Dian Sastrowardoyo and Nicholas Saputra made an uncredited cameo as a man and a woman in an art gallery scene.

== Reception ==
It is often credited with reviving the Indonesian film industry after a decade of setback along with Ada Apa dengan Cinta? and Petualangan Sherina. At the 2004 Citra Award, the film received 5 awards out of 11 nominations.

Arisan! received much attention for being the first Indonesian film with a gay theme as well as the first Indonesian film to use high-definition color enhancement. It uses a mixture of English, standard Indonesian, and Jakartan urban slang. Upon release, it garnered controversy for its depiction of homosexuality in its home Muslim-majority country of Indonesia.

== Trivia ==
'Arisan' is a common term for a regular social gathering between friends and relatives who chip in money to be won in turns through a lucky draw. From villagers in far-flung areas to urban professionals in big cities, arisan was initially born as a type of support network among Chinese-Indonesian merchants before becoming popular among general Indonesians, particularly housewives.
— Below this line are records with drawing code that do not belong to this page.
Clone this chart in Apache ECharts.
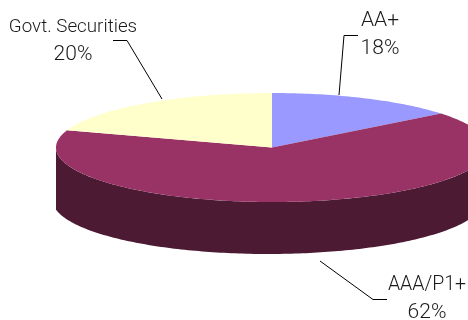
<!DOCTYPE html>
<html>
<head>
<meta charset="utf-8">
<style>
  html, body { margin: 0; padding: 0; background: #fff; }
  #chart { width: 468px; height: 320px; }
</style>
<script src="https://cdn.jsdelivr.net/npm/echarts@6/dist/echarts.min.js"></script>
</head>
<body>
<div id="chart"></div>
<script>
const categories = ['AA+', 'AAA/P1+', 'Govt. Securities'];
const percentLabels = [18, 62, 20];
// the picture's slices are not drawn to their printed percentages, these are the shares as drawn
const drawnShares = [14.3, 65.8, 19.9];
const topColors = ['#9999FF', '#993366', '#FFFFCC'];
const wallColors = ['#4D4D80', '#4D1A33', '#808066'];

const disc = { cx: 272, cy: 147.5, rx: 216, ry: 54.5 };
const base = { cx: 268, cy: 200, rx: 215.5, ry: 54, minX: 56 };
const labelPos = [[380, 21, 48.5], [427, 285.5, 312.5], [73, 27, 54.5]];
const nameFontSize = [21, 19.5, 18.8];
const percentFontSize = 21;
const leaders = [
  [[358, 35.5], [344, 35.5], [339, 95]],
  [[387, 299.5], [373, 299.5], [320, 261]],
  [[113, 40.5], [127, 40.5], [162, 99]]
];

const rad = d => d * Math.PI / 180;
const onEllipse = (e, deg) => [e.cx + e.rx * Math.sin(rad(deg)), e.cy - e.ry * Math.cos(rad(deg))];

function arc(e, from, to) {
  const pts = [];
  const steps = Math.max(2, Math.ceil(Math.abs(to - from)));
  for (let i = 0; i <= steps; i++) pts.push(onEllipse(e, from + (to - from) * i / steps));
  return pts;
}

function renderSlice(params, api) {
  const i = params.dataIndex;
  const total = drawnShares.reduce((a, b) => a + b, 0);
  let start = 0;
  for (let k = 0; k < i; k++) start += drawnShares[k] / total * 360;
  const end = start + api.value(0) / total * 360;
  const children = [];

  // side wall, only the part of the slice facing the viewer
  const a0 = Math.max(start, 90);
  const a1 = Math.min(end, 270);
  if (a1 > a0) {
    // base ellipse sits a little left of the disc, so it stops at the disc's left edge
    const baseStop = 180 + (180 / Math.PI) * Math.asin((base.cx - base.minX) / base.rx);
    const upper = arc(disc, a0, a1);
    const lower = arc(base, a0, Math.min(a1, baseStop)).reverse();
    children.push({
      type: 'polygon',
      shape: { points: upper.concat(lower) },
      style: { fill: wallColors[i] }
    });
  }

  children.push({
    type: 'polygon',
    shape: { points: [[disc.cx, disc.cy]].concat(arc(disc, start, end)) },
    style: { fill: topColors[i] }
  });

  children.push({
    type: 'polyline',
    shape: { points: leaders[i] },
    style: { fill: null, stroke: '#000', lineWidth: 1 }
  });

  const textStyle = { fill: '#1a1a1a', align: 'center', verticalAlign: 'middle' };
  children.push({
    type: 'text',
    style: Object.assign({
      text: categories[i], x: labelPos[i][0], y: labelPos[i][1],
      font: '300 ' + nameFontSize[i] + 'px Roboto'
    }, textStyle)
  });
  children.push({
    type: 'text',
    style: Object.assign({
      text: percentLabels[i] + '%', x: labelPos[i][0], y: labelPos[i][2],
      font: '300 ' + percentFontSize + 'px Roboto'
    }, textStyle)
  });

  return { type: 'group', children: children };
}

const chart = echarts.init(document.getElementById('chart'), null, { renderer: 'canvas' });
chart.setOption({
  animation: false,
  backgroundColor: '#fff',
  series: [{
    type: 'custom',
    coordinateSystem: 'none',
    clip: false,
    renderItem: renderSlice,
    data: drawnShares.map((v, i) => ({ name: categories[i], value: [v, percentLabels[i]] }))
  }]
});
</script>
</body>
</html>
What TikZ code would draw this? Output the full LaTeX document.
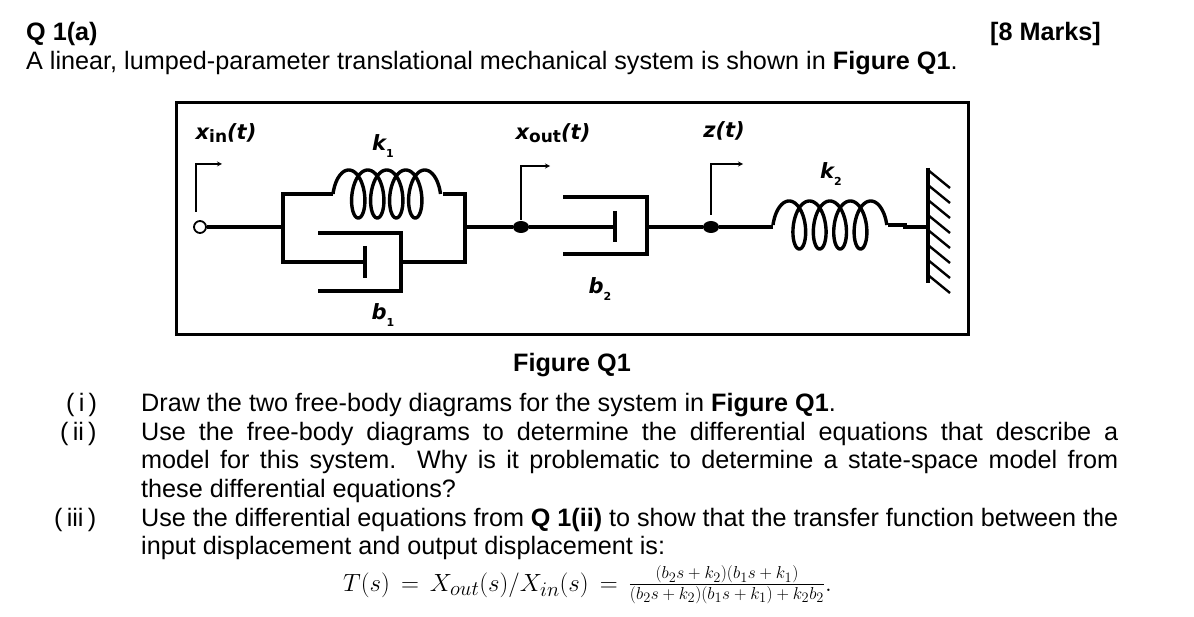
\documentclass[tikz,border=0pt]{standalone}
\usepackage{amsmath}
\usepackage{fontspec}
\usetikzlibrary{shapes.geometric}
\setmainfont{Liberation Sans}
\newfontfamily\lblfont{DejaVu Sans}
\begin{document}
\begin{tikzpicture}[x=1pt,y=-1pt,
  mech/.style={line width=3.4pt},
  thin/.style={line width=1.2pt},
  lbl/.style={font=\lblfont\bfseries\itshape\fontsize{21}{22}\selectfont,inner sep=0},
  txt/.style={font=\fontsize{25.2}{28.5}\selectfont,inner sep=0},
  par/.style={txt,text width=977pt,align=justify,anchor=north west}]
\useasboundingbox (0,0) rectangle (1194,617);
% texts
\node[txt,anchor=base west] (q) at (26,41) {\textbf{Q 1(a)}};
\node[txt,anchor=base east] (m) at (1101,41) {\textbf{[8 Marks]}};
\node[txt,anchor=base west] (intro) at (26,70) {A linear, lumped-parameter translational mechanical system is shown in \textbf{Figure Q1}.};
% box
\draw[line width=3pt] (176,103) rectangle (968,335);
% input
\node[circle,draw,line width=1.8pt,minimum size=12pt,inner sep=0,fill=white] (in) at (200,227) {};
\coordinate (b1L) at (283,227);
\draw[mech] (in) -- (b1L);
\draw[mech] (333,194) -- (283,194) -- (283,262) -- (365,262);
\draw[mech] (365,246) -- (365,278);
\draw[mech] (318,233) -- (401,233) -- (401,291) -- (318,291);
\draw[mech] (401,262) -- (465,262) -- (465,194) -- (443,194);
\draw[mech,line join=round] plot[domain=-90:1530,samples=300,smooth] ({333+11+0.05278*(\x+90)+11*sin(\x)},{194-24*cos(\x)});
\node[ellipse,fill,minimum width=16pt,minimum height=12pt,inner sep=0] (xo) at (521,227) {};
\draw[mech] (465,227) -- (xo) -- (615,227);
\draw[mech] (615,211) -- (615,242);
\draw[mech] (563,197) -- (647,197) -- (647,254) -- (563,254);
\node[ellipse,fill,minimum width=16pt,minimum height=12pt,inner sep=0] (z) at (711,227) {};
\draw[mech] (647,227) -- (z) -- (773,227);
\draw[mech,line join=round] plot[domain=-90:1530,samples=300,smooth] ({773+11+0.05667*(\x+90)+11*sin(\x)},{225-24*cos(\x)});
\draw[mech] (888,225) -- (905,225) -- (905,227) -- (928,227);
\draw[mech] (928,168) -- (928,283);
\foreach \i in {0,...,7} \draw[line width=2.4pt] (928,{170+\i*15}) -- ++(22,18);
% motion arrows
\draw[thin,-stealth] (196,212) -- (196,164) -- (222,164);
\draw[thin,-stealth] (521,220) -- (521,166) -- (550,166);
\draw[thin,-stealth] (711,215) -- (711,164) -- (743,164);
% labels
\node[lbl] (lxin) at (226,133) {x\raisebox{-3pt}{\upshape\fontsize{17}{17}\selectfont in}(t)};
\node[lbl] (lk1) at (383,146) {k\raisebox{-7pt}{\upshape\fontsize{11}{11}\selectfont 1}};
\node[lbl] (lxo) at (553,133) {x\raisebox{-3pt}{\upshape\fontsize{17}{17}\selectfont out}(t)};
\node[lbl] (lz) at (724,131) {z(t)};
\node[lbl] (lk2) at (831,174) {k\raisebox{-7pt}{\upshape\fontsize{11}{11}\selectfont 2}};
\node[lbl] (lb2) at (600,289) {b\raisebox{-7pt}{\upshape\fontsize{11}{11}\selectfont 2}};
\node[lbl] (lb1) at (383,315) {b\raisebox{-7pt}{\upshape\fontsize{11}{11}\selectfont 1}};
\node[txt,anchor=base] (fig) at (572,372) {\textbf{Figure Q1}};
% items
\node[txt,anchor=base west] (i1) at (66,411) {(\,i\,)};
\node[txt,anchor=base west] (i2) at (60,440) {(\,ii\,)};
\node[txt,anchor=base west] (i3) at (54,526) {(\,iii\,)};
\node[par] (p1) at (141,393) {Draw the two free-body diagrams for the system in \textbf{Figure Q1}.};
\node[par] (p2) at (141,422) {Use the free-body diagrams to determine the differential equations that describe a\linebreak model for this system.\ \ Why is it problematic to determine a state-space model from\linebreak these differential equations?};
\node[par] (p3) at (141,508) {Use the differential equations from \textbf{Q 1(ii)} to show that the transfer function between the\linebreak input displacement and output displacement is:};
\node[inner sep=0,anchor=base west,font=\fontsize{28}{30}\selectfont] (eq) at (343,591) {$T(s)\,=\,X_{out}(s)/X_{in}(s)\,=\,\frac{\text{\fontsize{19}{19}\selectfont$(b_2s+k_2)(b_1s+k_1)$}}{\text{\fontsize{19}{19}\selectfont$(b_2s+k_2)(b_1s+k_1)+k_2b_2$}}.$};
\end{tikzpicture}
\end{document}
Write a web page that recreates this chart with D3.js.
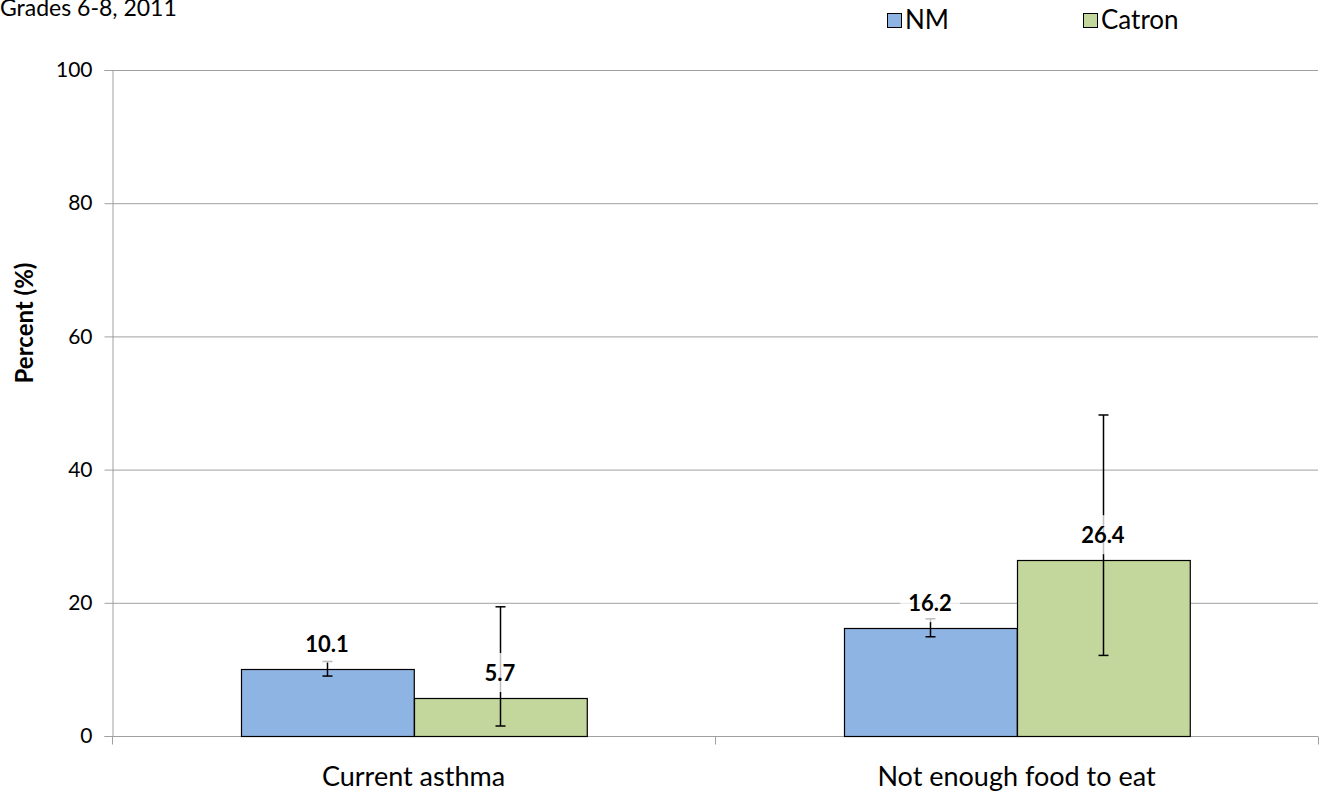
<!DOCTYPE html>
<html>
<head>
<meta charset="utf-8">
<script src="https://cdn.jsdelivr.net/npm/d3@7"></script>
<style>
    body { margin: 0; background: #fff; }
    svg { display: block; font-family: Lato, "Open Sans", sans-serif; }
</style>
</head>
<body>
<svg id="chart" width="1322" height="792"></svg>
<script>
// chart data
let categories = ['Current asthma', 'Not enough food to eat'];
let seriesNames = ['NM', 'Catron'];
let nmValues = [10.1, 16.2];
let nmLower = [9.0, 14.9];
let nmUpper = [11.2, 17.6];
let catronValues = [5.7, 26.4];
let catronLower = [1.5, 12.1];
let catronUpper = [19.4, 48.2];
let yTicks = [0, 20, 40, 60, 80, 100];
let colors = ['#8eb4e3', '#c3d69b'];

// build one row per bar from the arrays above
let rows = [];
categories.forEach((c, i) => {
    rows.push({cat: c, series: seriesNames[0], value: nmValues[i], lo: nmLower[i], hi: nmUpper[i]});
    rows.push({cat: c, series: seriesNames[1], value: catronValues[i], lo: catronLower[i], hi: catronUpper[i]});
});

let svg = d3.select('#chart');
let plot = {left: 112, right: 1318, top: 70, bottom: 736};

// one band per category, the ticks sit on the band edges
let x = d3.scaleBand()
    .domain(categories)
    .range([plot.left, plot.right])
    .paddingInner(0)
    .paddingOuter(0);

// bars inside a band: outer padding so each bar is ~173px of the 603px band
let x1 = d3.scaleBand()
    .domain(seriesNames)
    .range([0, x.bandwidth()])
    .paddingInner(0)
    .paddingOuter(0.745);

let y = d3.scaleLinear()
    .domain([0, 100])
    .range([plot.bottom, plot.top]);

let color = d3.scaleOrdinal().domain(seriesNames).range(colors);

// horizontal gridlines
svg.append('g')
    .selectAll('line')
    .data(yTicks.filter(d => d > 0))
    .join('line')
        .attr('x1', plot.left)
        .attr('x2', plot.right)
        .attr('y1', d => y(d) + 0.5)
        .attr('y2', d => y(d) + 0.5)
        .attr('stroke', '#a0a0a0')
        .attr('stroke-width', 1);

// y axis
let yAxis = svg.append('g')
    .attr('transform', `translate(${plot.left + 0.5},0)`)
    .call(d3.axisLeft(y).tickValues(yTicks).tickSize(8).tickPadding(12));
yAxis.select('.domain').attr('stroke', '#a0a0a0');
yAxis.selectAll('.tick line').attr('stroke', '#a0a0a0');
yAxis.selectAll('.tick text')
    .attr('font-size', 21)
    .attr('font-family', 'Lato, sans-serif')
    .attr('fill', '#000');

// x axis
let xAxis = svg.append('g')
    .attr('transform', `translate(0,${plot.bottom + 0.5})`);
xAxis.append('line')
    .attr('x1', plot.left).attr('x2', plot.right)
    .attr('stroke', '#a0a0a0');
xAxis.selectAll('line.edge')
    .data([plot.left, ...categories.map(c => x(c) + x.bandwidth())])
    .join('line')
        .attr('class', 'edge')
        .attr('x1', d => Math.round(d) + 0.5)
        .attr('x2', d => Math.round(d) + 0.5)
        .attr('y1', 0).attr('y2', 8)
        .attr('stroke', '#a0a0a0');
xAxis.selectAll('text')
    .data(categories)
    .join('text')
        .attr('x', d => x(d) + x.bandwidth() / 2)
        .attr('y', 49)
        .attr('text-anchor', 'middle')
        .attr('font-size', 27)
        .text(d => d);

// bars
let bars = svg.append('g');
bars.selectAll('rect')
    .data(rows)
    .join('rect')
        .attr('x', d => Math.round(x(d.cat) + x1(d.series)) + 0.5)
        .attr('y', d => Math.round(y(d.value)) + 0.5)
        .attr('width', x1.bandwidth())
        .attr('height', d => Math.round(y(0)) - Math.round(y(d.value)))
        .attr('fill', d => color(d.series))
        .attr('stroke', '#000')
        .attr('stroke-width', 1.2);

// error bars
let err = svg.append('g')
    .attr('stroke', '#000')
    .attr('stroke-width', 1.5);
rows.forEach(d => {
    let cx = Math.round(x(d.cat) + x1(d.series) + x1.bandwidth() / 2) + 0.5;
    err.append('line').attr('x1', cx).attr('x2', cx).attr('y1', y(d.lo)).attr('y2', y(d.hi));
    err.append('line').attr('x1', cx - 5).attr('x2', cx + 5).attr('y1', y(d.lo)).attr('y2', y(d.lo));
    err.append('line').attr('x1', cx - 5).attr('x2', cx + 5).attr('y1', y(d.hi)).attr('y2', y(d.hi));
});

// value labels with a translucent white box behind them
let labels = svg.append('g');
rows.forEach(d => {
    let cx = x(d.cat) + x1(d.series) + x1.bandwidth() / 2;
    let g = labels.append('g');
    let t = g.append('text')
        .attr('x', cx)
        .attr('y', y(d.value) - 17)
        .attr('text-anchor', 'middle')
        .attr('font-size', 22)
        .attr('font-weight', 'bold')
        .text(d.value.toFixed(1));
    let b = t.node().getBBox();
    g.insert('rect', 'text')
        .attr('x', b.x - 8)
        .attr('y', b.y - 6)
        .attr('width', b.width + 16)
        .attr('height', b.height + 12)
        .attr('fill', '#fff')
        .attr('fill-opacity', 0.75);
});

// y axis title
svg.append('text')
    .attr('transform', `translate(33,${(plot.top + plot.bottom) / 2 - 80}) rotate(-90)`)
    .attr('text-anchor', 'middle')
    .attr('font-size', 24)
    .attr('font-weight', 'bold')
    .text('Percent (%)');

// chart subtitle, its top is cut off like the source
svg.append('text')
    .attr('x', 0)
    .attr('y', 16)
    .attr('font-size', 23)
    .text('Grades 6-8, 2011');

// legend
let legendX = [887, 1083];
let legend = svg.append('g');
seriesNames.forEach((s, i) => {
    legend.append('rect')
        .attr('x', legendX[i] + 0.5).attr('y', 13.5)
        .attr('width', 14).attr('height', 14)
        .attr('fill', color(s))
        .attr('stroke', '#000')
        .attr('stroke-width', 1);
    legend.append('text')
        .attr('x', legendX[i] + 18)
        .attr('y', 29)
        .attr('font-size', 26)
        .text(s);
});
</script>
</body>
</html>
In bigger cities, 'arisan' has also grown into a platform to exhibit wealth with strict criteria for participation.

==Awards and nominations==

| Year | Award | Category | Recipients | Result |
| 2004 | 24th Citra Awards | Best Picture | Arisan! | Won |
| Best Director | Nia Dinata | Nominated |
| Best Actor | Tora Sudiro | Won |
| Best Supporting Actor | Surya Saputra | Won |
| Best Supporting Actress | Rachel Maryam | Won |
| Aida Nurmala | Nominated |
| Best Screenplay | Nia Dinata Joko Anwar | Nominated |
| Best Editing | Dewi S. Alibasah | Won |
| Best Original Score | Andi Rianto | Nominated |
| Best Cinematography | Yudi Datau | Nominated |
| Best Art Direction | Ary Juwono | Nominated |
| 2004 | Bandung Film Festival | Best Film | Arisan! | Won |
| Best Director | Nia Dinata | Won |
| Best Actor | Tora Sudiro | Nominated |
| Surya Saputra | Nominated |
| Best Actress | Cut Mini | Nominated |
| Aida Nurmala | Nominated |
| Best Screenplay | Nia Dinata Joko Anwar | Nominated |
| 2004 | MTV Indonesia Movie Awards | Best Movie | Arisan! | Won |
| Most Favorite Movie | Arisan! | Nominated |
| Best Director | Nia Dinata | Won |
| Most Favorite Actor | Tora Sudiro | Nominated |
| Most Favorite Actress | Cut Mini | Nominated |
| Most Favorite Supporting Actor | Surya Saputra | Won |
| Most Favorite Supporting Actress | Rachel Maryam | Nominated |
| Aida Nurmala | Nominated |
| Best Song in a Movie | "Cinta Terlarang" by Ren Tobing | Nominated |
| Best Crying Scene | Cut Mini | Nominated |

== Sequel ==
A sequel, written and directed by Dinata and featured the same principal cast, titled Arisan! 2, was released in December 2011.